> **Task goal**
Scan the data below. Pull out each line where "that" occurs.

> **Data listing**

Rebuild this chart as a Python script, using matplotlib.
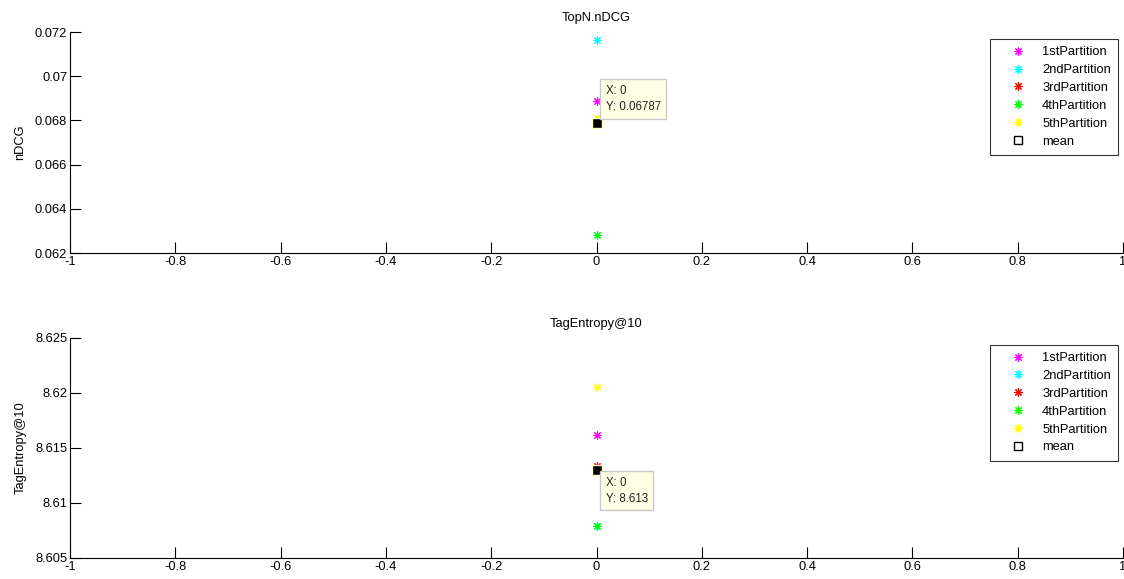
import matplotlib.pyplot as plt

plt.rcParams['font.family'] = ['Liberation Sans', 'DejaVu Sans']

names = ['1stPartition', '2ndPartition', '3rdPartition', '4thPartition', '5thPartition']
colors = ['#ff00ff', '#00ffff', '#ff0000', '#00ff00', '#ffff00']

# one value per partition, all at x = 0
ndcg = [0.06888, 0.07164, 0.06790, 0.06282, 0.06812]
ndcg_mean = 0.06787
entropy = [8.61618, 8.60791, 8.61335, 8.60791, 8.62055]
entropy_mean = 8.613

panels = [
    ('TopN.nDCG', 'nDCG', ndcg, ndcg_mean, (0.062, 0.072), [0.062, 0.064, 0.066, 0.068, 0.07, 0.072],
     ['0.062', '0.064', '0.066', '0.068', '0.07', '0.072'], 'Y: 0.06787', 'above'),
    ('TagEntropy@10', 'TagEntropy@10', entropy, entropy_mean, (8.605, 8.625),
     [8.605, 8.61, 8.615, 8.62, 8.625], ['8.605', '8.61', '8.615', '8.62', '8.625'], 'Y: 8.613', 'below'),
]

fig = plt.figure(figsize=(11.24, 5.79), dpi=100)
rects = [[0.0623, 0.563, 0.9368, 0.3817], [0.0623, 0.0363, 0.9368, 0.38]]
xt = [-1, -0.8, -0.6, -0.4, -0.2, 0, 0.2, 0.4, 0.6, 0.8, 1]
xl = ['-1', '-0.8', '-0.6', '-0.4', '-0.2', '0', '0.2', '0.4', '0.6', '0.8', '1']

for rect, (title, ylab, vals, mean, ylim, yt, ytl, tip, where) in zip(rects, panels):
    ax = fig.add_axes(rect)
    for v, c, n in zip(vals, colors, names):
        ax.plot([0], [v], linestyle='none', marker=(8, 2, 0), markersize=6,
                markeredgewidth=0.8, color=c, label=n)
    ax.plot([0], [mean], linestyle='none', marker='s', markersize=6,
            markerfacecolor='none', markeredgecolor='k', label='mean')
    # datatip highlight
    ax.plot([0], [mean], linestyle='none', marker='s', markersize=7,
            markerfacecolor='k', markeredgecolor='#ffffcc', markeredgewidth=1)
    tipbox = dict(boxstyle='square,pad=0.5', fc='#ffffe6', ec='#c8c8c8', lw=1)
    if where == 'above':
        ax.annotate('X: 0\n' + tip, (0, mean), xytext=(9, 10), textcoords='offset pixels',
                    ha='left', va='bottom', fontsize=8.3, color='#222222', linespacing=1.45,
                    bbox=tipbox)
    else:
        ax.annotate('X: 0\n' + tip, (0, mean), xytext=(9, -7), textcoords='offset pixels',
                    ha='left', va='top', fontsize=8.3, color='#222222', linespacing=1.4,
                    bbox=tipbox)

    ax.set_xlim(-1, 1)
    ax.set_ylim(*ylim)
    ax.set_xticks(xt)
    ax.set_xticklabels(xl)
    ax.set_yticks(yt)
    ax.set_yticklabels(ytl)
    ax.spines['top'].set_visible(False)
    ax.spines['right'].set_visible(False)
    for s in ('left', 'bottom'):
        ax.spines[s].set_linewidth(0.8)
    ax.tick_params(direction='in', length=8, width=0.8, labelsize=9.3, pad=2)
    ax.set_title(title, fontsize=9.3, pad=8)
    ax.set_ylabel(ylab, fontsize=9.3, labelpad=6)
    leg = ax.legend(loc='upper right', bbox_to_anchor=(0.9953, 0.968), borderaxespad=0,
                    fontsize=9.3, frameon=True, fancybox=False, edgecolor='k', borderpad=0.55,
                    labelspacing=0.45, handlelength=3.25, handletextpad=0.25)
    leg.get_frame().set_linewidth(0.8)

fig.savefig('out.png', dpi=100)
...
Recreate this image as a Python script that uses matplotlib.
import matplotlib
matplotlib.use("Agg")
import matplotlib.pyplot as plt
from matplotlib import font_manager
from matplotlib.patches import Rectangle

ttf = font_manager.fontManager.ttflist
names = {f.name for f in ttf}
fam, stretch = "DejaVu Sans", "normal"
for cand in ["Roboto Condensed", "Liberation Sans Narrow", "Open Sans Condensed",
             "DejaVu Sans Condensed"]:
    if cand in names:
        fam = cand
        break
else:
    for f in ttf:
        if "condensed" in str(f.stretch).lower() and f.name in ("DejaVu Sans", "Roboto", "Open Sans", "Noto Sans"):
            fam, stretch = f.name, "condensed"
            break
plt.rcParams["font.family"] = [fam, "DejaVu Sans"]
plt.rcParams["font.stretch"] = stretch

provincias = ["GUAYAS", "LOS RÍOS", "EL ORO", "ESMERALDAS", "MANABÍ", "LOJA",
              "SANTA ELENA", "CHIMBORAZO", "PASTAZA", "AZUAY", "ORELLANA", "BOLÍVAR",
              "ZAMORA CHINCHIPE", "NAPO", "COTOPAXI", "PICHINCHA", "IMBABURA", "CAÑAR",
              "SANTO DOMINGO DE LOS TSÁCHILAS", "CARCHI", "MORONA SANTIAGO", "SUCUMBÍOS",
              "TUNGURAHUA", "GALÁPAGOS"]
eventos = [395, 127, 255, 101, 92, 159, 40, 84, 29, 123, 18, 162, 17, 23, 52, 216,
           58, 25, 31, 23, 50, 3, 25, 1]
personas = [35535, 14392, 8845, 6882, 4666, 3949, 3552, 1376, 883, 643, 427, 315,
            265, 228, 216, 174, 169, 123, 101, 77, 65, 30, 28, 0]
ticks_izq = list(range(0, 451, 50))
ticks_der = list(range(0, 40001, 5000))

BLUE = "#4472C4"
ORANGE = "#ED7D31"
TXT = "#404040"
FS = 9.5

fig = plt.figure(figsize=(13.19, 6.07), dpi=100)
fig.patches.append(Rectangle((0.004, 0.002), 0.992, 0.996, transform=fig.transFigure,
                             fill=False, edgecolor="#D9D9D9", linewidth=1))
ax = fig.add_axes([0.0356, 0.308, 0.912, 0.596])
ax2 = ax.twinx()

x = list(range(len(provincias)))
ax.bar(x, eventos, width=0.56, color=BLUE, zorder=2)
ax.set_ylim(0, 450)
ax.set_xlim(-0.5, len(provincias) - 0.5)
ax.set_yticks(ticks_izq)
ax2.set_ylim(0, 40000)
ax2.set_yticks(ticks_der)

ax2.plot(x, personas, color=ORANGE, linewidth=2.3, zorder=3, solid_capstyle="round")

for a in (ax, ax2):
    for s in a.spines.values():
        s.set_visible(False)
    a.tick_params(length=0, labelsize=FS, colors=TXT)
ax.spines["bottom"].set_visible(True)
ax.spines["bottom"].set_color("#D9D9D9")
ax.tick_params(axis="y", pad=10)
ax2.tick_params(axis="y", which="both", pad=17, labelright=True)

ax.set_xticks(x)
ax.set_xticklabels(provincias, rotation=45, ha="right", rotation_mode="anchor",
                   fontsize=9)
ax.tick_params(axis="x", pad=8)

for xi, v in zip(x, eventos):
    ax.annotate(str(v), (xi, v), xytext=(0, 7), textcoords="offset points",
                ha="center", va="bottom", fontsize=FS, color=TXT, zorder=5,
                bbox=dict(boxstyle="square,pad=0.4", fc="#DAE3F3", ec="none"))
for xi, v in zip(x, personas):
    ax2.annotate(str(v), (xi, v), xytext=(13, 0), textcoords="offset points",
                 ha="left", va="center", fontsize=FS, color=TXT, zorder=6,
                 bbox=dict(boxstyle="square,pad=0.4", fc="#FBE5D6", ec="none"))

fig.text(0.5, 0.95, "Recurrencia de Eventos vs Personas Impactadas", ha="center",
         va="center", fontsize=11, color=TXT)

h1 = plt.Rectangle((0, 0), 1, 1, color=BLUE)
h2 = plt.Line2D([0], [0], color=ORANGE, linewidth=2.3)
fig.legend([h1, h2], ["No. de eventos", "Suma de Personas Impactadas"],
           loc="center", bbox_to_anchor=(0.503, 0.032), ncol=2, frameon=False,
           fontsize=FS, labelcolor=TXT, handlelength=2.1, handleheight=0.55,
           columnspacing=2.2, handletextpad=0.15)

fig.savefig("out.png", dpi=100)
* * *
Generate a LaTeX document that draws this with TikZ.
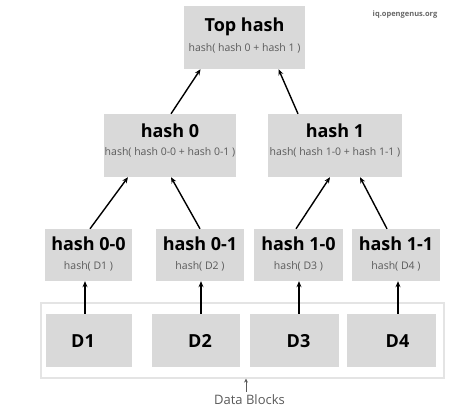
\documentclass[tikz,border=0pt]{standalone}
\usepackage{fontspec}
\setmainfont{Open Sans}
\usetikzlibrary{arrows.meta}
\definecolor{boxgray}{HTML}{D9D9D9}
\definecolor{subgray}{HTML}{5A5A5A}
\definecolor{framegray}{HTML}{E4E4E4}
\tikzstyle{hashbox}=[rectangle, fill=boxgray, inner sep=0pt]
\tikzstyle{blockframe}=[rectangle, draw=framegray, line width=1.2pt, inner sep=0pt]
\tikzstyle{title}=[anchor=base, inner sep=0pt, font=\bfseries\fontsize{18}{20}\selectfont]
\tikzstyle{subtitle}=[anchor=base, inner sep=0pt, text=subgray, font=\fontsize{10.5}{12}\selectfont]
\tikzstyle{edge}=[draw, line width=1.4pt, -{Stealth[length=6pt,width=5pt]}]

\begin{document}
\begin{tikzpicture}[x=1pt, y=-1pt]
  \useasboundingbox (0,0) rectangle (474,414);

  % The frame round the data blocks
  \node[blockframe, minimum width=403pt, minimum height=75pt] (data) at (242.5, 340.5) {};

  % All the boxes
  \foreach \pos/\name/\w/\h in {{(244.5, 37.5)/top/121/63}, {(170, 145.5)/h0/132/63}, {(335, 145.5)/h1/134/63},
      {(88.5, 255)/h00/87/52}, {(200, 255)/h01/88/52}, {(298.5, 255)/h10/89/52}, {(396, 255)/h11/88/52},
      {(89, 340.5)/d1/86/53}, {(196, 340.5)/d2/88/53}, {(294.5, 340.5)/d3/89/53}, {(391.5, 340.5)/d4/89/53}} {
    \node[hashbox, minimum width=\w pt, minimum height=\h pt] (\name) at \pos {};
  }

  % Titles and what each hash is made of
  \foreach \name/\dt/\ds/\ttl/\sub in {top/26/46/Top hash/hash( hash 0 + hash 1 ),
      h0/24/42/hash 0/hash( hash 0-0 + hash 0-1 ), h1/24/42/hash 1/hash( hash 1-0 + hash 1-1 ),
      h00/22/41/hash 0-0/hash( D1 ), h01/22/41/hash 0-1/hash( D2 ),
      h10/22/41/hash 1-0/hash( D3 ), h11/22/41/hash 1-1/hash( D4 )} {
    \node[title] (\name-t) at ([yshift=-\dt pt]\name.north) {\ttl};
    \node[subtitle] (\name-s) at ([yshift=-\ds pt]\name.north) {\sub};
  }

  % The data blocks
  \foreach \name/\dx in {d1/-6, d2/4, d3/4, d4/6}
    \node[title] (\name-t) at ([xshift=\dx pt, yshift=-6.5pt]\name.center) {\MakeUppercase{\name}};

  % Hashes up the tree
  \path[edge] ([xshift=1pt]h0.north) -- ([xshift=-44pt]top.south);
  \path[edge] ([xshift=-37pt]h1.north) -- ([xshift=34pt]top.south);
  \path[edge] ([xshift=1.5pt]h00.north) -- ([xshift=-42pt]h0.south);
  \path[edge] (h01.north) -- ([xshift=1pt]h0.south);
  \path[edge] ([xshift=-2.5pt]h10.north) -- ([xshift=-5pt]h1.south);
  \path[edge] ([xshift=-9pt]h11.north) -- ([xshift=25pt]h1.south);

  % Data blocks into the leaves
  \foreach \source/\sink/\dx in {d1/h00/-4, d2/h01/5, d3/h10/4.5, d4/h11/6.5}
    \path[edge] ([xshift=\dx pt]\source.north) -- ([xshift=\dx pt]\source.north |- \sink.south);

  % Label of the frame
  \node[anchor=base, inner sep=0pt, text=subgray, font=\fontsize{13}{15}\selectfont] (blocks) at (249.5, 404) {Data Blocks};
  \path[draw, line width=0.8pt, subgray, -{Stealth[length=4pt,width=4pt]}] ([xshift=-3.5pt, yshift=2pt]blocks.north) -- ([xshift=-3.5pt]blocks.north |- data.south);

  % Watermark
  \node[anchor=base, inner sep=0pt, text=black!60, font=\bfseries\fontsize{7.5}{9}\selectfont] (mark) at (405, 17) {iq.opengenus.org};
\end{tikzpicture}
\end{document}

> **Completed task**
Recreate this image as a Python script that uses matplotlib.
Generate a LaTeX document that draws this with TikZ.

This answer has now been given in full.